#### Set task:
In the listing below, pick out lines with "this".

#### Source records:
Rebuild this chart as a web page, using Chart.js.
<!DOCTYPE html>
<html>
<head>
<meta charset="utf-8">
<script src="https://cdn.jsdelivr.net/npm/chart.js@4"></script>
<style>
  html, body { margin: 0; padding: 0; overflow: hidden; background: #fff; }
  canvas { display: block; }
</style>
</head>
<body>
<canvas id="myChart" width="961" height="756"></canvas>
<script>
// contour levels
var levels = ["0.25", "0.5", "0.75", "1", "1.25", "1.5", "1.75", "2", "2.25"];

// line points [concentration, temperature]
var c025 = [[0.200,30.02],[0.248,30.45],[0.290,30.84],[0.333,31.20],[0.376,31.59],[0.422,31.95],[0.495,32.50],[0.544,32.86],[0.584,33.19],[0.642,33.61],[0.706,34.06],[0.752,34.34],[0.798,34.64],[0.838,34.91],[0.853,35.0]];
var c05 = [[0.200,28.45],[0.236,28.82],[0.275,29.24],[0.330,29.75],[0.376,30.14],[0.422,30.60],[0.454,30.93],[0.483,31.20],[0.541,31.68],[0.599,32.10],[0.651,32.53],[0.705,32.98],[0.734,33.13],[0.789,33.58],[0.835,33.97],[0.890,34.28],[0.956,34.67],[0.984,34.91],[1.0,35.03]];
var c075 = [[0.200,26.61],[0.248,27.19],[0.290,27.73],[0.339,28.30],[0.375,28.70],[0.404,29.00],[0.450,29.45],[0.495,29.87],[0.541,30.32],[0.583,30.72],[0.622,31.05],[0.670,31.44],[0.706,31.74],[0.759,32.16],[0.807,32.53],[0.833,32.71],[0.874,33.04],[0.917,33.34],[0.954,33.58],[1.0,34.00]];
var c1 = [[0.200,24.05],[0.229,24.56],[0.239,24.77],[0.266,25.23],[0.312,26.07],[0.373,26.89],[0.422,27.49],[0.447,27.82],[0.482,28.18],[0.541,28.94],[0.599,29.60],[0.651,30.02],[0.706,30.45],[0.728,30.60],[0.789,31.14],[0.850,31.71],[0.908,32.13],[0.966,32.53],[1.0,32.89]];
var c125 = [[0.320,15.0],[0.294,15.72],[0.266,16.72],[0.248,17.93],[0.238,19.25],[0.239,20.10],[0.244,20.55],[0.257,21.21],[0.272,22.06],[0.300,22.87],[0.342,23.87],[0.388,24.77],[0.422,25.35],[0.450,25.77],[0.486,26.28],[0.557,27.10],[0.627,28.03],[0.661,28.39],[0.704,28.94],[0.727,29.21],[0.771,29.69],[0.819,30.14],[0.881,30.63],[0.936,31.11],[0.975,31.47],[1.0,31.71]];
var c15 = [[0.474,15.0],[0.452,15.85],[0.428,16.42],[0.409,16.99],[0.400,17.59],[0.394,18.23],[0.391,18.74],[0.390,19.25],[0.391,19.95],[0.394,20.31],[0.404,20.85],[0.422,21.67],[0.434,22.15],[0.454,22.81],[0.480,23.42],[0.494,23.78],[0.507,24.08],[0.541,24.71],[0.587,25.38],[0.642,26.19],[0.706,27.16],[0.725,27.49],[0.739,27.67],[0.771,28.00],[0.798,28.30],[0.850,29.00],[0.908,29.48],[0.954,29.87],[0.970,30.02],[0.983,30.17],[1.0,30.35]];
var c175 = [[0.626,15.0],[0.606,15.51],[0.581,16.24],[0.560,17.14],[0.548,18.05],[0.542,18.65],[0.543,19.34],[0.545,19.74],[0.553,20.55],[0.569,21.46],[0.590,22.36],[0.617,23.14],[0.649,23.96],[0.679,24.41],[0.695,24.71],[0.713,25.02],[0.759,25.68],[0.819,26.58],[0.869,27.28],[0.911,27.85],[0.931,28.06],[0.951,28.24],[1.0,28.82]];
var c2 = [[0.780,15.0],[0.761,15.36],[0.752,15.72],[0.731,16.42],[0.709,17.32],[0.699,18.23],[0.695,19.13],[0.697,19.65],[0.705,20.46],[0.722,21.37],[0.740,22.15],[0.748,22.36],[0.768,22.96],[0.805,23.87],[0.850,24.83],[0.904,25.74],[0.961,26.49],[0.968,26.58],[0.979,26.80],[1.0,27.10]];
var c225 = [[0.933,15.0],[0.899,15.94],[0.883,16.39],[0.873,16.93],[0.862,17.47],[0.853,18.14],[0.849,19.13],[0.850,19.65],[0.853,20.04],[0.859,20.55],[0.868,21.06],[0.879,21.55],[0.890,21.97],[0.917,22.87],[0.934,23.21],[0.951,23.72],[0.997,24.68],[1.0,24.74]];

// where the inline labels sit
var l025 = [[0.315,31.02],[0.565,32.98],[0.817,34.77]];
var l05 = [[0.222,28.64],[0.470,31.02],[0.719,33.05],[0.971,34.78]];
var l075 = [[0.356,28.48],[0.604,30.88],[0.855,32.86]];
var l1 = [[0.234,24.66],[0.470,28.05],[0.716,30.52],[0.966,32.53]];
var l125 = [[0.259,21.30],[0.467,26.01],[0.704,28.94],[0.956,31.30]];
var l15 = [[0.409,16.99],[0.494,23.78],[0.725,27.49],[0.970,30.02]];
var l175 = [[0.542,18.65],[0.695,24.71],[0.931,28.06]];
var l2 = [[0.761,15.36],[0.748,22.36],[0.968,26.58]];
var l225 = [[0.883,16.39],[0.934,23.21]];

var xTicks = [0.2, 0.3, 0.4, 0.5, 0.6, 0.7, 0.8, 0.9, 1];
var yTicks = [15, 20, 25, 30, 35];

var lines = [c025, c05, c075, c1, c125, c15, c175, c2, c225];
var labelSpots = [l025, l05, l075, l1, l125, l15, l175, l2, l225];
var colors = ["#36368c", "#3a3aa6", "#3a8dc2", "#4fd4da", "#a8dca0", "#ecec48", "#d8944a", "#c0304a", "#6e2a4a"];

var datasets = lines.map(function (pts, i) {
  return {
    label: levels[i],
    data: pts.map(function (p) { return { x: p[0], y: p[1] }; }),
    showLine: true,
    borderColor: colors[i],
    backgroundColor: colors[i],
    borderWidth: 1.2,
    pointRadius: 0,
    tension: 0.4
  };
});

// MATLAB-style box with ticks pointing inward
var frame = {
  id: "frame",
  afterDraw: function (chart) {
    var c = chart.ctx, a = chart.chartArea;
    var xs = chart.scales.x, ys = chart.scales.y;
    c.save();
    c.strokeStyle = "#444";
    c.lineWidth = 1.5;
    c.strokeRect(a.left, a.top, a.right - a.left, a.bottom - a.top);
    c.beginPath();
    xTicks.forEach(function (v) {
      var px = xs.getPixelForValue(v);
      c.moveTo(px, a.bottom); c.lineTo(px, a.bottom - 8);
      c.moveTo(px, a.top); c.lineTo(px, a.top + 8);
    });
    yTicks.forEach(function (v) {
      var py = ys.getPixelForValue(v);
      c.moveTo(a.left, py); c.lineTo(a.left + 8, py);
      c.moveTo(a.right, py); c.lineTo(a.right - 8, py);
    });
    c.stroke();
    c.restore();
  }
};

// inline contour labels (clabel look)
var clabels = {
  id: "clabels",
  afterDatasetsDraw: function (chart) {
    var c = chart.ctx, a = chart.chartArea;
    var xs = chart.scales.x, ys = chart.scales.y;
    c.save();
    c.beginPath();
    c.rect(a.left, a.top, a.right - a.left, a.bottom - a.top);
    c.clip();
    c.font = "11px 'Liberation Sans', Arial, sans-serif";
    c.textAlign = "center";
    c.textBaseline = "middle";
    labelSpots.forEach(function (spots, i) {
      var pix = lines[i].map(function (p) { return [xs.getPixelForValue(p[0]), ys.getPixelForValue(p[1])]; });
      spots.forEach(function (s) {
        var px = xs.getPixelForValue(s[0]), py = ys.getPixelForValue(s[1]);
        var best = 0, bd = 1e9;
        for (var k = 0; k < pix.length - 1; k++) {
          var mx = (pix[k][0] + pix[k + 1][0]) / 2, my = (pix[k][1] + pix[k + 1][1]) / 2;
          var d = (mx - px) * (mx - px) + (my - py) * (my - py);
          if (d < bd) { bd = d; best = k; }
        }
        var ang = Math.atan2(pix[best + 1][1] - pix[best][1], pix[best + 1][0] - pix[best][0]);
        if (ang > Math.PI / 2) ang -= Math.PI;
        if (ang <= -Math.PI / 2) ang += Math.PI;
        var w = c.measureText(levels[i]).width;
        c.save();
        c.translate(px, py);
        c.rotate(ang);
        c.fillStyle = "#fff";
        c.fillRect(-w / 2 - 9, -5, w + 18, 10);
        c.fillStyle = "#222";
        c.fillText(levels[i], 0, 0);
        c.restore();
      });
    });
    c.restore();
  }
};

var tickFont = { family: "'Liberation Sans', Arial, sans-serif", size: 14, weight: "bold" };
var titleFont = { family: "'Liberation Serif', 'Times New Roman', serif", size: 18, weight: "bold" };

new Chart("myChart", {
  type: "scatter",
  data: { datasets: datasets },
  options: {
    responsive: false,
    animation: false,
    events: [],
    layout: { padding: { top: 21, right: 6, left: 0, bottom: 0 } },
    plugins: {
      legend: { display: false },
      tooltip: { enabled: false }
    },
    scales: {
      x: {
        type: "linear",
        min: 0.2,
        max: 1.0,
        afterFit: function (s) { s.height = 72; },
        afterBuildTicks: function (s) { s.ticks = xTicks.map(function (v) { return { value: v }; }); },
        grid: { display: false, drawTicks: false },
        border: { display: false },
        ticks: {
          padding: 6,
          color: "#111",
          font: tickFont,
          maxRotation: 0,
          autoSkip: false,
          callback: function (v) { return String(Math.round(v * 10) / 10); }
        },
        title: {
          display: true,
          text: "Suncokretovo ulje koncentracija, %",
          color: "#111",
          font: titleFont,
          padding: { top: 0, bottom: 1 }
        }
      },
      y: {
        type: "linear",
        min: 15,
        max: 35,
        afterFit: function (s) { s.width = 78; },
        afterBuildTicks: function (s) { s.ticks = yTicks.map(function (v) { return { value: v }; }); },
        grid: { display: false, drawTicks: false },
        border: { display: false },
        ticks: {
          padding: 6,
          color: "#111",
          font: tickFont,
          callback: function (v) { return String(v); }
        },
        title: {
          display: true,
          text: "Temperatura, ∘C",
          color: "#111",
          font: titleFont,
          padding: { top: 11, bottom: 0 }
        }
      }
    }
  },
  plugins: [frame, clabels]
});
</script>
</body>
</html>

...

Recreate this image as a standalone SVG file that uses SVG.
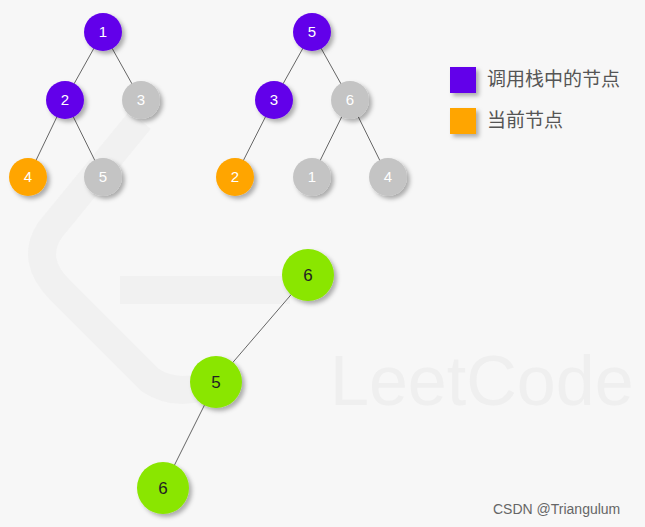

#### Answer in full:
Rebuild this chart as a web page, using Chart.js.
Recreate this image as a standalone SVG file that uses SVG.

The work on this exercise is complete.